Déjà-vu heißt das Wort für das Gefühl, eine neue Situation schon mal erlebt zu haben. Die Schlagzeile „Krankenstand erreicht Rekord-Niveau“ zu lesen, wirkt wie ein Déjà-vu – ist aber keines. Denn diese Schlagzeile begleitet die Deutschen seit der Pandemie. Aber es sind keine Grippen, die den Krankenstand von einem Rekord zum nächsten treiben. Nicht einmal in der Form von „absoluten Killervarianten“.
Allerdings hat die „absolute Killervariante“ schon etwas mit dem steigenden und steigenden Krankenstand zu tun. Wie sich herausstellt, macht es etwas aus den Menschen, wenn der Staat sie zuhause einsperrt. Wenn der Staat seinen Polizeiapparat einsetzt, um Geburtstagsfeiern zu stürmen oder Kinder vom Rodelschlitten zu zerren, weil die Situation so bedrohlich sei. Und wenn Gesundheitsminister Karl Lauterbach (SPD) in der größten Zeitung vor der „absoluten Killervariante“ warnt. Auf Basis einer Studie, die sagt, dass es nicht ganz auszuschließen sei, dass so etwas theoretisch möglich wäre.
In Zahlen wirkt sich das so aus: Schon im vergangenen Jahr lag der Krankenstand zwischen dem 1. Juli und dem 30. September laut DAK auf einem Rekordniveau von 4,7 Prozent. Im dritten Quartal dieses Jahres waren es 5,0 Prozent. Eine Steigerung um 0,3 Prozentpunkte – also eine Steigerung von 6,4 Prozent. Von einem Rekordniveau ausgehend.
Das bedeutet: Im Durchschnitt hatte jeder Beschäftigte fünf krankheitsbedingte Fehltage. In einem Zeitraum von 92 Tagen – von denen 27 Tage auf einen Samstag oder Sonntag fielen. Die DAK geht davon aus, dass zum Jahresende jeder Arbeitnehmer im Schnitt 20 krankheitsbedingte Fehltage gehabt haben wird. Eine Sommergrippenwelle habe es indes nicht gegeben. Auf Lauterbachs „absolute Killervariante“ warten wir alle seit anderthalb Jahren, aber es ist nicht ganz ausgeschlossen, dass sie theoretisch noch möglich ist.

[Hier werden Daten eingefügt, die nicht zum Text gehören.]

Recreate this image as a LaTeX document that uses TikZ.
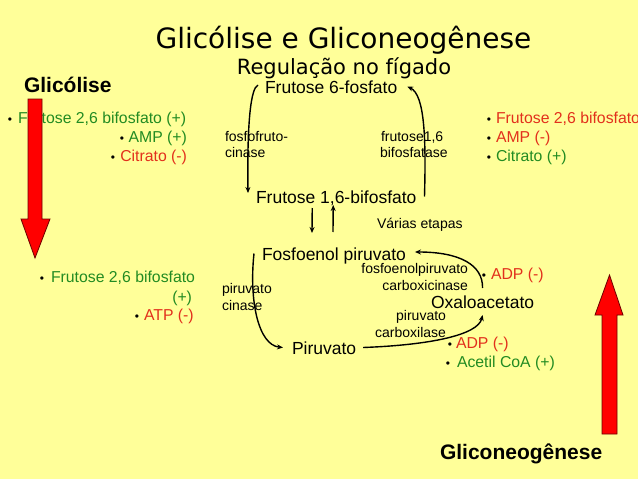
\documentclass[tikz,border=0pt]{standalone}
\usepackage{fontspec}
\setmainfont{Liberation Sans}
\newfontfamily\titlefont{DejaVu Sans}
\usetikzlibrary{arrows.meta}
\definecolor{bg}{RGB}{255,255,153}
\definecolor{grn}{RGB}{34,139,34}
\definecolor{rd}{RGB}{226,48,28}
\definecolor{arrred}{RGB}{255,0,0}
\definecolor{arredge}{RGB}{110,0,0}
\begin{document}
\begin{tikzpicture}[x=1pt,y=-1pt,
  every node/.style={inner sep=0pt, outer sep=0pt},
  main/.style={font=\fontsize{17.5}{20}\selectfont, text height=13pt, text depth=0pt, anchor=base west},
  small/.style={font=\fontsize{14}{16}\selectfont, anchor=base west},
  smallr/.style={font=\fontsize{14}{16}\selectfont, anchor=base east},
  item/.style={font=\fontsize{15.8}{18}\selectfont, anchor=base west},
  itemr/.style={font=\fontsize{15.8}{18}\selectfont, anchor=base east},
  bul/.style={font=\fontsize{12}{14}\selectfont, anchor=base},
  headtxt/.style={font=\bfseries\fontsize{21}{24}\selectfont, anchor=base west},
  flow/.style={line width=1.4pt, -{Stealth[length=6pt,width=5pt]}},
  bigarrow/.style={fill=arrred, draw=arredge, line width=0.8pt}
]
\fill[bg] (0,0) rectangle (638,479);
\useasboundingbox (0,0) rectangle (638,479);
\clip (0,0) rectangle (638,479);

% titles
\node[font=\titlefont\fontsize{28}{31}\selectfont, anchor=base] (title) at (343.5,48) {Glicólise e Gliconeogênese};
\node[font=\titlefont\fontsize{21}{24}\selectfont, anchor=base] (sub) at (344,74) {Regulação no fígado};
\node[headtxt] (glic) at (24,92) {Glicólise};
\node[headtxt] (glicn) at (440,459) {Gliconeogênese};

% left regulators (glycolysis)
\node[bul] (b1) at (10,123) {•};
\node[item, text=grn] (l1) at (18,123) {Frutose 2,6 bifosfato (+)};
\node[bul] (b2) at (122,142) {•};
\node[itemr, text=grn] (l2) at (187,142) {AMP (+)};
\node[bul] (b3) at (113,161) {•};
\node[itemr, text=rd] (l3) at (187,161) {Citrato (-)};

% right regulators
\node[bul] (r1b) at (489,123) {•};
\node[item, text=rd] (r1) at (496,123) {Frutose 2,6 bifosfato};
\node[bul] (r2b) at (489,142) {•};
\node[item, text=rd] (r2) at (496,142) {AMP (-)};
\node[bul] (r3b) at (489,161) {•};
\node[item, text=grn] (r3) at (496,161) {Citrato (+)};

% lower left regulators
\node[bul] (d1b) at (42,282) {•};
\node[item, text=grn] (d1) at (51,282) {Frutose 2,6 bifosfato};
\node[itemr, text=grn] (d1b2) at (192,302) {(+)};
\node[bul] (d2b) at (137,320) {•};
\node[item, text=rd] (d2) at (144,320) {ATP (-)};

% lower right regulators
\node[bul] (e1b) at (484,279) {•};
\node[item, text=rd] (e1) at (491,279) {ADP (-)};
\node[bul] (e2b) at (450,348) {•};
\node[item, text=rd] (e2) at (456,348) {ADP (-)};
\node[bul] (e3b) at (448,367) {•};
\node[item, text=grn] (e3) at (457,367) {Acetil CoA (+)};

% enzyme labels
\node[small] (pfk1) at (225,141) {fosfofruto-};
\node[small] (pfk2) at (225,157) {cinase};
\node[small] (fbp1) at (381,141) {frutose1,6};
\node[small] (fbp2) at (380,157) {bifosfatase};
\node[small] (varias) at (377,228) {Várias etapas};
\node[small] (pk1) at (222,293) {piruvato};
\node[small] (pk2) at (222,310) {cinase};
\node[smallr] (pepck1) at (468,273) {fosfoenolpiruvato};
\node[smallr] (pepck2) at (468,290) {carboxicinase};
\node[smallr] (pc1) at (446,320) {piruvato};
\node[smallr] (pc2) at (446,337) {carboxilase};

% metabolites
\node[main] (f6p) at (265,93) {Frutose 6-fosfato};
\node[main] (f16) at (256,203) {Frutose 1,6-bifosfato};
\node[main] (fp) at (262,260) {Fosfoenol piruvato};
\node[main] (pir) at (292,354) {Piruvato};
\node[main] (oxa) at (431,308) {Oxaloacetato};

% connectors
\draw[flow] ([xshift=-7pt,yshift=1.5pt]f6p.west) .. controls (251,88) and (247,120) .. ([xshift=-8pt,yshift=3.5pt]f16.west);
\draw[flow] ([xshift=8pt]f16.east) .. controls (426,140) and (425,95) .. ([xshift=10pt]f6p.east);
\draw[flow] ([xshift=-24pt,yshift=-5pt]f16.south) -- ([xshift=-22pt,yshift=14pt]fp.north);
\draw[flow] ([xshift=-1pt,yshift=15pt]fp.north) -- ([xshift=-3pt,yshift=-2pt]f16.south);
\draw[flow] ([xshift=-8pt]fp.west) .. controls (249,300) and (258,345) .. ([xshift=-9pt]pir.west);
\draw[flow] ([xshift=7pt]pir.east) .. controls (430,345) and (478,335) .. ([yshift=-7pt]oxa.south);
\draw[flow] ([yshift=7pt]oxa.north) .. controls (483,265) and (460,252) .. ([xshift=9pt,yshift=1.5pt]fp.east);

% big arrows
\draw[bigarrow] (28,99) -- (42,99) -- (42,219) -- (50,219) -- (35,258) -- (21,219) -- (28,219) -- cycle;
\draw[bigarrow] (602,434) -- (617,434) -- (617,315) -- (623,315) -- (609.5,275) -- (595,315) -- (602,315) -- cycle;
\end{tikzpicture}
\end{document}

Es ist die Zahl der Fehltage wegen Depressionen und Angststörungen, die seit dem dritten Quartal des Vorjahres um ein Viertel zugelegt hat. Von einem Rekordniveau aus. Auch bei den Erkrankungen des Muskel-Skelett-Systems ist der Krankenstand ebenso stark gestiegen: „Ein Anstieg von einem Viertel gegenüber dem Vorjahresquartal ist als dramatisch, quasi als epidemisch zu bezeichnen“, sagt Professor Volker Nürnberg. Er ist Experte für Betriebliches Gesundheitsmanagement.
Der stark erhöhte Krankenstand treffe Deutschland in Zeiten eines steigenden Personalmangels und sei eng mit diesem verknüpft, sagt DAK-Chef Storm. So habe ein „Teufelskreis“ begonnen: Denn fallen die einen Kollegen aus, belastet das die anderen umso mehr. Storm fordert daher: „Die Themen Gesundheit und psychisches Wohlbefinden der Beschäftigten müssen ganz oben auf die Agenda der Unternehmen. Wir müssen den Teufelskreis zwischen steigendem Krankenstand und der Personalnot durchbrechen.“
Der Kassenchef schlägt einen runden Tisch vor – es wäre aber schon geholfen, wenn verantwortungslose Verantwortliche in der Politik nicht mehr von „absoluten Killervarianten“ und Ähnlichem schwafeln. In dem Sommer, in dem die psychischen Erkrankungen auf einen Rekordwert stiegen, zog Lauterbach eine Kampagne durch, in der er vor den Gefahren des Hitzetodes warnte. Für die einen war es ein Déjá-vu – für die anderen nur verantwortungslos.